24. The Final Hearing shall be held on January 14, 2003 at 11:00 a.m. (Central Standard Time), at 219 South Dearborn, Courtroom 742, Chicago, Illinois, and notice of the Final Hearing, which shall be provided as set forth in the Motion, constitutes sufficient notice under Bankruptcy Rule 4001 and no other notice need be given.

25. Based upon the record presented to the Court, this Order shall constitute findings of fact and conclusions of law and shall take effect immediately upon execution hereof.

26. To the extent of any inconsistency between the terms of this Order and the Post-Petition Credit Agreement, the terms and provisions of this Order shall govern.

27. To the extent not otherwise withdrawn or deemed to be moot, the Objections are hereby overruled to this grant of interim relief.

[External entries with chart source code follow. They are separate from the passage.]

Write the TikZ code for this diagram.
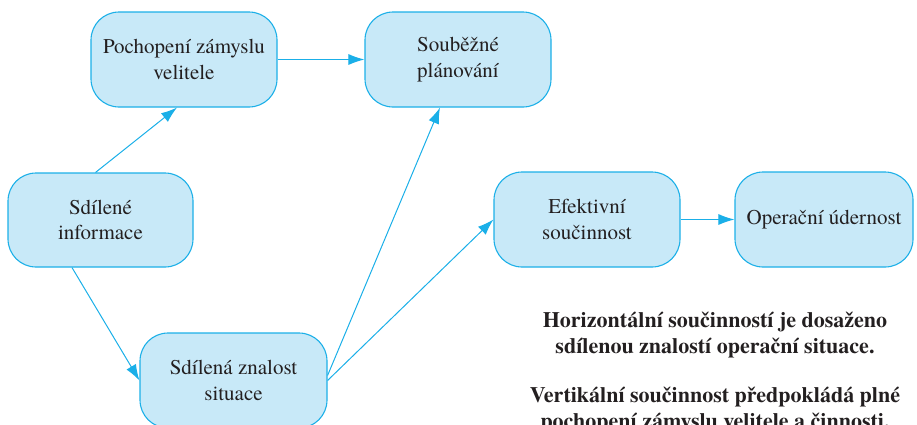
\documentclass[tikz,border=0pt]{standalone}
\usepackage{fontspec}
\setmainfont{texgyretermes}[Extension=.otf, UprightFont=*-regular, BoldFont=*-bold, ItalicFont=*-italic, BoldItalicFont=*-bolditalic]
\usetikzlibrary{arrows.meta,calc}
\definecolor{boxline}{HTML}{1CB0E8}
\definecolor{boxfill}{HTML}{C8E9F8}
\definecolor{txt}{HTML}{231F20}
\definecolor{arr}{HTML}{1AAFE8}
\begin{document}
\begin{tikzpicture}[x=1pt,y=-1pt,
  box/.style={draw=boxline, fill=boxfill, line width=1.1pt, rounded corners=28pt,
    minimum width=186pt, minimum height=95pt, inner sep=0pt, align=center,
    text=txt, font=\fontsize{21}{25.5}\selectfont},
  conn/.style={draw=arr, line width=1pt, -{Latex[length=16pt,width=11pt]}},
  note/.style={align=center, text=txt, inner sep=0pt,
    font=\fontsize{22}{26}\selectfont\bfseries}]
\useasboundingbox (0,0) rectangle (917,424);
\clip (0,0) rectangle (917,424);
\node[box] (pochop) at (184,59.5) {Pochopení zámyslu\\velitele};
\node[box] (soub) at (458,59.5) {Souběžné\\plánování};
\node[box, minimum width=185pt, minimum height=94pt] (sdinf) at (100.5,220) {Sdílené\\informace};
\node[box, minimum width=187pt] (znal) at (233.5,380.5) {Sdílená znalost\\situace};
\node[box] (efekt) at (587,219.5) {Efektivní\\součinnost};
\node[box, minimum width=178pt] (oper) at (824,219.5) {Operační údernost};
\node[note] (note1) at (715,335) {Horizontální součinností je dosaženo\\sdílenou znalostí operační situace.};
\node[note] (note2) at (715,410.5) {Vertikální součinnost předpokládá plné\\pochopení zámyslu velitele a činnosti.};
\draw[conn] ([xshift=-5pt]sdinf.north) -- ([xshift=-7pt]pochop.south);
\draw[conn] (pochop.east) -- (soub.west);
\draw[conn] ([xshift=-28.5pt]sdinf.south) -- (znal.west);
\draw[conn] ([yshift=5pt]znal.east) -- ([xshift=-18pt]soub.south);
\draw[conn] (znal.east) -- (efekt.west);
\draw[conn] (efekt.east) -- (oper.west);
\end{tikzpicture}
\end{document}
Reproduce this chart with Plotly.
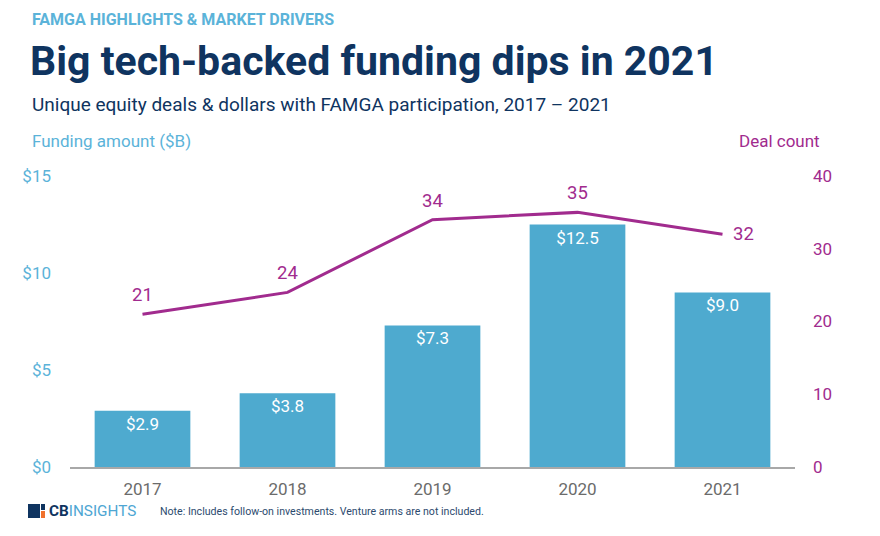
import plotly.graph_objects as go

years = ["2017", "2018", "2019", "2020", "2021"]
funding = [2.9, 3.8, 7.3, 12.5, 9.0]
deals = [21, 24, 34, 35, 32]
funding_labels = ["$2.9", "$3.8", "$7.3", "$12.5", "$9.0"]
left_ticks = [0, 5, 10, 15]
left_ticktext = ["$0", "$5", "$10", "$15"]
right_ticks = [0, 10, 20, 30, 40]

BLUE = "#4EAACF"
LIGHT = "#5BB3D9"
PURPLE = "#A12B8E"
NAVY = "#0F3460"
FONT = "Roboto"

W, H = 880, 536
L, R, T, B = 70, 85, 176, 69
pw, ph = W - L - R, H - T - B

fig = go.Figure()
fig.add_trace(go.Bar(
    x=years, y=funding, marker=dict(color=BLUE, line=dict(width=0)),
    text=funding_labels, textposition="inside", insidetextanchor="end",
    textfont=dict(color="white", size=17, family=FONT), textangle=0,
    hoverinfo="skip", showlegend=False, yaxis="y"))
fig.add_trace(go.Scatter(
    x=years, y=deals, mode="lines", line=dict(color=PURPLE, width=3),
    hoverinfo="skip", showlegend=False, yaxis="y2", cliponaxis=False))

annotations = []
for i, d in enumerate(deals):
    last = i == len(deals) - 1
    annotations.append(dict(
        x=i, y=d, xref="x", yref="y2", text=str(d), showarrow=False,
        xanchor="left" if last else "center", yanchor="middle",
        xshift=8 if last else 0, yshift=0 if last else 19,
        font=dict(size=18.5, color=PURPLE, family=FONT)))

fig.update_layout(
    width=W, height=H, margin=dict(l=L, r=R, t=T, b=B),
    paper_bgcolor="white", plot_bgcolor="white",
    font=dict(family=FONT),
    bargap=0.34,
    xaxis=dict(type="category", range=[-0.5, 4.5], showline=True, linecolor="#A8A8A8",
               linewidth=2, ticks="", showgrid=False, zeroline=False,
               tickfont=dict(size=17, color="#6B6B6B", family=FONT), ticklabelstandoff=6),
    yaxis=dict(range=[0, 15], tickvals=left_ticks, ticktext=left_ticktext, showgrid=False,
               zeroline=False, showline=False, ticks="",
               tickfont=dict(size=17, color=LIGHT, family=FONT), ticklabelstandoff=18),
    yaxis2=dict(range=[0, 40], tickvals=right_ticks, overlaying="y", side="right",
                showgrid=False, zeroline=False, showline=False, ticks="",
                tickfont=dict(size=17, color=PURPLE, family=FONT), ticklabelstandoff=17),
)

texts = [
    dict(text="<b>FAMGA HIGHLIGHTS &amp; MARKET DRIVERS</b>", x=30, y=19, size=16, color=LIGHT, anchor="left"),
    dict(text="<b>Big tech-backed funding dips in 2021</b>", x=28, y=61, size=41, color=NAVY, anchor="left"),
    dict(text="Unique equity deals &amp; dollars with FAMGA participation, 2017 – 2021", x=30, y=104, size=19, color=NAVY, anchor="left"),
    dict(text="Funding amount ($B)", x=30, y=141, size=17, color=LIGHT, anchor="left"),
    dict(text="Deal count", x=822, y=141, size=17, color=PURPLE, anchor="right"),
    dict(text="Note: Includes follow-on investments. Venture arms are not included.", x=158, y=511, size=10.6, color="#2C4A6E", anchor="left"),
    dict(text="<b>CB</b><span style='color:#4EA6D3'>INSIGHTS</span>", x=47, y=511, size=15.3, color=NAVY, anchor="left"),
]
for a in texts:
    annotations.append(dict(text=a["text"], x=(a["x"] - L) / pw, y=1 - (a["y"] - T) / ph,
                            xref="paper", yref="paper", xanchor=a["anchor"], yanchor="middle",
                            showarrow=False, font=dict(size=a["size"], color=a["color"], family=FONT)))
fig.update_layout(annotations=annotations)

def rect(x0, y0, x1, y1, color):
    return dict(type="rect", xref="paper", yref="paper",
                x0=(x0 - L) / pw, x1=(x1 - L) / pw,
                y0=1 - (y1 - T) / ph, y1=1 - (y0 - T) / ph,
                fillcolor=color, line=dict(width=0), layer="above")

fig.update_layout(shapes=[
    rect(28, 504, 40, 518, NAVY),
    rect(41, 504, 45, 510, NAVY),
    rect(41, 511, 45, 518, "#F0712C"),
])

fig.write_html("out.html")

28. Nothing contained in this Order shall adversely affect, impair, waive, limit or alter the rights, claims and interest of U.S. Bank National Association as Trustee for certain Securitization Trusts under the Interim 9019 Order entered on December 18, 2002 or the Final 9019 Order solely with respect to the Securitization Trustee’s MH Platform Lien including, but not limited to that Adequate Protection Lien, rights and priorities set forth therein and related thereto, provided, however, that (for the avoidance of doubt) the Securitization Trustee’s MR Platform Lien does not relate to any of the Primed Collateral.

[2] Unless otherwise defined herein, all capitalized terms used herein have the meanings ascribed to such terms in the Post-Petition Credit Agreement.